» **WHAT TO DO**
Repeat exactly the lines running from the first line of the data to the line containing "-2.4, -1.3, -1.2, -1.35, -2.2, -3.1, -3.6, -3.8, -4.0, -4.1]", both ends included, and nothing else; drop the pictures.

+-------+

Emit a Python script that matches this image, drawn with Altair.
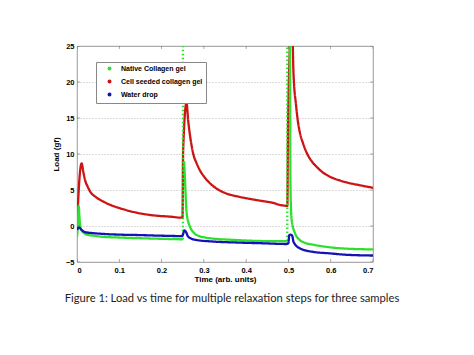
import altair as alt
import pandas as pd

# ---- data ----
series_names = ["Native Collagen gel", "Cell seeded collagen gel", "Water drop"]
series_colors = ["#2ee02e", "#cc1414", "#1414b4"]

# Cell seeded collagen gel (red), one continuous trace
red_t = [0.0, 0.002, 0.011, 0.015, 0.019, 0.025, 0.031, 0.045, 0.062, 0.08, 0.102, 0.141,
         0.18, 0.22, 0.2485,
         0.2495, 0.251, 0.259, 0.263, 0.267, 0.275, 0.283, 0.291, 0.30, 0.315, 0.33, 0.354,
         0.38, 0.401, 0.43, 0.456, 0.4965,
         0.4975, 0.499, 0.508, 0.512, 0.518, 0.522, 0.527, 0.535, 0.543, 0.555, 0.567, 0.58,
         0.598, 0.62, 0.638, 0.67, 0.7]
red_v = [-0.5, 2.5, 8.7, 7.5, 6.4, 5.5, 4.8, 4.0, 3.4, 2.9, 2.46, 1.85,
         1.48, 1.3, 1.15,
         1.2, 10.5, 17.1, 14.6, 12.7, 10.0, 8.7, 7.7, 6.9, 5.9, 5.2, 4.5,
         4.1, 3.85, 3.55, 3.3, 2.8,
         2.8, 14.0, 29.0, 21.2, 16.8, 14.7, 13.0, 11.4, 10.2, 9.0, 8.2, 7.5,
         6.85, 6.35, 6.05, 5.65, 5.3]

# Native collagen gel (green), solid segments
green1_t = [0.0, 0.002, 0.004, 0.006, 0.009, 0.015, 0.023, 0.04, 0.06, 0.1, 0.15, 0.2, 0.2505]
green1_v = [-1.5, 0.0, 2.8, 1.0, -0.4, -0.9, -1.2, -1.35, -1.5, -1.6, -1.7, -1.78, -1.85]
green2_t = [0.2535, 0.2554, 0.2594, 0.2672, 0.275, 0.283, 0.3145, 0.3777, 0.456, 0.4965]
green2_v = [9.0, 6.4, 1.76, -0.1, -0.85, -1.25, -1.7, -1.95, -2.1, -2.1]
green3_t = [0.5035, 0.505, 0.5077, 0.5155, 0.527, 0.54, 0.559, 0.598, 0.638, 0.7]
green3_v = [27.0, 5.0, 0.83, -1.0, -1.95, -2.35, -2.6, -2.96, -3.15, -3.25]
# sparsely sampled (dotted) green jumps
gspike1_t = [0.2505, 0.2505]
gspike1_v = [-1.85, 30.0]
gspike2_t = [0.4973, 0.4973]
gspike2_v = [-2.1, 30.0]

# Water drop (blue)
blue_t = [0.0, 0.002, 0.005, 0.01, 0.019, 0.04, 0.062, 0.1, 0.141, 0.2, 0.249,
          0.2515, 0.254, 0.258, 0.262, 0.27, 0.283, 0.32, 0.38, 0.44, 0.4955,
          0.4997, 0.502, 0.505, 0.509, 0.512, 0.527, 0.559, 0.598, 0.638, 0.7]
blue_v = [-0.55, -0.3, -0.2, -0.5, -0.85, -1.0, -1.1, -1.2, -1.25, -1.35, -1.4,
          -1.0, -0.6, -0.85, -1.4, -1.75, -1.95, -2.15, -2.3, -2.4, -2.5,
          -2.4, -1.3, -1.2, -1.35, -2.2, -3.1, -3.6, -3.8, -4.0, -4.1]

x_ticks = [0.0, 0.1, 0.2, 0.3, 0.4, 0.5, 0.6, 0.7]
y_ticks = [-5, 0, 5, 10, 15, 20, 25]
x_title = "Time (arb. units)"
y_title = "Load (gf)"
caption = "Figure 1: Load vs time for multiple relaxation steps for three samples"

# ---- build table ----
rows = []
def add(ts, vs, name, seg, style):
    for i, (t, v) in enumerate(zip(ts, vs)):
        rows.append({"t": t, "v": v, "series": name, "seg": seg, "style": style, "o": i})

add(red_t, red_v, series_names[1], "r", "solid")
add(green1_t, green1_v, series_names[0], "g1", "solid")
add(green2_t, green2_v, series_names[0], "g2", "solid")
add(green3_t, green3_v, series_names[0], "g3", "solid")
add(gspike1_t, gspike1_v, series_names[0], "gs1", "dot")
add(gspike2_t, gspike2_v, series_names[0], "gs2", "dot")
add(blue_t, blue_v, series_names[2], "b", "solid")
df = pd.DataFrame(rows)

FONT = "Liberation Sans"

xscale = alt.Scale(domain=[0, 0.7], nice=False, zero=False)
yscale = alt.Scale(domain=[-5, 25], nice=False, zero=False)
x_axis = alt.Axis(values=x_ticks, format="~g", title=x_title, grid=False,
                  tickSize=0, domain=False, labelPadding=4, titlePadding=2,
                  labelOverlap=False)
y_axis = alt.Axis(values=y_ticks, title=y_title, grid=True, gridDash=[1, 2],
                  gridColor="#aaaaaa", gridWidth=0.8, tickSize=0, domain=False,
                  labelPadding=3, titlePadding=5, labelOverlap=False)

color = alt.Color(
    "series:N",
    scale=alt.Scale(domain=series_names, range=series_colors),
    sort=series_names,
    legend=alt.Legend(
        title=None, orient="none", legendX=19, legendY=16,
        fillColor="white", strokeColor="#888", padding=3, rowPadding=2,
        symbolType="circle", symbolSize=4, symbolStrokeWidth=2, symbolOffset=7,
        labelFont=FONT, labelFontSize=7, labelFontWeight="bold", labelColor="black",
        labelOffset=8,
    ),
)

lines = alt.Chart(df).mark_line(clip=True, strokeWidth=2.3, interpolate="monotone").encode(
    x=alt.X("t:Q", scale=xscale, axis=x_axis),
    y=alt.Y("v:Q", scale=yscale, axis=y_axis),
    color=color,
    detail="seg:N",
    order="o:Q",
    strokeDash=alt.StrokeDash("style:N",
                              scale=alt.Scale(domain=["solid", "dot"], range=[[1, 0], [1.5, 2.5]]),
                              legend=None),
)

xt = pd.DataFrame({"t": x_ticks})
yt = pd.DataFrame({"v": y_ticks})
tick_kw = dict(clip=True, size=6, thickness=0.7, color="#555555")
xt_bot = alt.Chart(xt).mark_tick(**tick_kw).encode(
    x=alt.X("t:Q", scale=xscale, axis=x_axis), y=alt.value(216))
xt_top = alt.Chart(xt).mark_tick(**tick_kw).encode(
    x=alt.X("t:Q", scale=xscale, axis=x_axis), y=alt.value(0))
yt_l = alt.Chart(yt).mark_tick(**tick_kw).encode(
    y=alt.Y("v:Q", scale=yscale, axis=y_axis), x=alt.value(0))
yt_r = alt.Chart(yt).mark_tick(**tick_kw).encode(
    y=alt.Y("v:Q", scale=yscale, axis=y_axis), x=alt.value(296))

cap = alt.Chart(pd.DataFrame({"c": [caption]})).mark_text(
    font="Lato", fontSize=11.2, color="#222222", align="center", baseline="middle"
).encode(text="c:N", x=alt.value(155), y=alt.value(253))

chart = alt.layer(lines, xt_bot, xt_top, yt_l, yt_r, cap).properties(
    width=296, height=216,
    autosize=alt.AutoSizeParams(type="none"),
    padding={"left": 77, "top": 46, "right": 101, "bottom": 93},
    background="white",
).configure_view(stroke="#808080", strokeWidth=0.8).configure_axis(
    labelFont=FONT, labelFontSize=7.5, labelFontWeight="bold", labelColor="black",
    titleFont=FONT, titleFontSize=8, titleFontWeight="bold", titleColor="black",
)

chart.save("out.html", embed_options={"renderer": "svg", "actions": False})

+-------+

» **ANSWER TO THE TASK**
Emit a Python script that matches this image, drawn with Altair.
import altair as alt
import pandas as pd

# ---- data ----
series_names = ["Native Collagen gel", "Cell seeded collagen gel", "Water drop"]
series_colors = ["#2ee02e", "#cc1414", "#1414b4"]

# Cell seeded collagen gel (red), one continuous trace
red_t = [0.0, 0.002, 0.011, 0.015, 0.019, 0.025, 0.031, 0.045, 0.062, 0.08, 0.102, 0.141,
         0.18, 0.22, 0.2485,
         0.2495, 0.251, 0.259, 0.263, 0.267, 0.275, 0.283, 0.291, 0.30, 0.315, 0.33, 0.354,
         0.38, 0.401, 0.43, 0.456, 0.4965,
         0.4975, 0.499, 0.508, 0.512, 0.518, 0.522, 0.527, 0.535, 0.543, 0.555, 0.567, 0.58,
         0.598, 0.62, 0.638, 0.67, 0.7]
red_v = [-0.5, 2.5, 8.7, 7.5, 6.4, 5.5, 4.8, 4.0, 3.4, 2.9, 2.46, 1.85,
         1.48, 1.3, 1.15,
         1.2, 10.5, 17.1, 14.6, 12.7, 10.0, 8.7, 7.7, 6.9, 5.9, 5.2, 4.5,
         4.1, 3.85, 3.55, 3.3, 2.8,
         2.8, 14.0, 29.0, 21.2, 16.8, 14.7, 13.0, 11.4, 10.2, 9.0, 8.2, 7.5,
         6.85, 6.35, 6.05, 5.65, 5.3]

# Native collagen gel (green), solid segments
green1_t = [0.0, 0.002, 0.004, 0.006, 0.009, 0.015, 0.023, 0.04, 0.06, 0.1, 0.15, 0.2, 0.2505]
green1_v = [-1.5, 0.0, 2.8, 1.0, -0.4, -0.9, -1.2, -1.35, -1.5, -1.6, -1.7, -1.78, -1.85]
green2_t = [0.2535, 0.2554, 0.2594, 0.2672, 0.275, 0.283, 0.3145, 0.3777, 0.456, 0.4965]
green2_v = [9.0, 6.4, 1.76, -0.1, -0.85, -1.25, -1.7, -1.95, -2.1, -2.1]
green3_t = [0.5035, 0.505, 0.5077, 0.5155, 0.527, 0.54, 0.559, 0.598, 0.638, 0.7]
green3_v = [27.0, 5.0, 0.83, -1.0, -1.95, -2.35, -2.6, -2.96, -3.15, -3.25]
# sparsely sampled (dotted) green jumps
gspike1_t = [0.2505, 0.2505]
gspike1_v = [-1.85, 30.0]
gspike2_t = [0.4973, 0.4973]
gspike2_v = [-2.1, 30.0]

# Water drop (blue)
blue_t = [0.0, 0.002, 0.005, 0.01, 0.019, 0.04, 0.062, 0.1, 0.141, 0.2, 0.249,
          0.2515, 0.254, 0.258, 0.262, 0.27, 0.283, 0.32, 0.38, 0.44, 0.4955,
          0.4997, 0.502, 0.505, 0.509, 0.512, 0.527, 0.559, 0.598, 0.638, 0.7]
blue_v = [-0.55, -0.3, -0.2, -0.5, -0.85, -1.0, -1.1, -1.2, -1.25, -1.35, -1.4,
          -1.0, -0.6, -0.85, -1.4, -1.75, -1.95, -2.15, -2.3, -2.4, -2.5,
          -2.4, -1.3, -1.2, -1.35, -2.2, -3.1, -3.6, -3.8, -4.0, -4.1]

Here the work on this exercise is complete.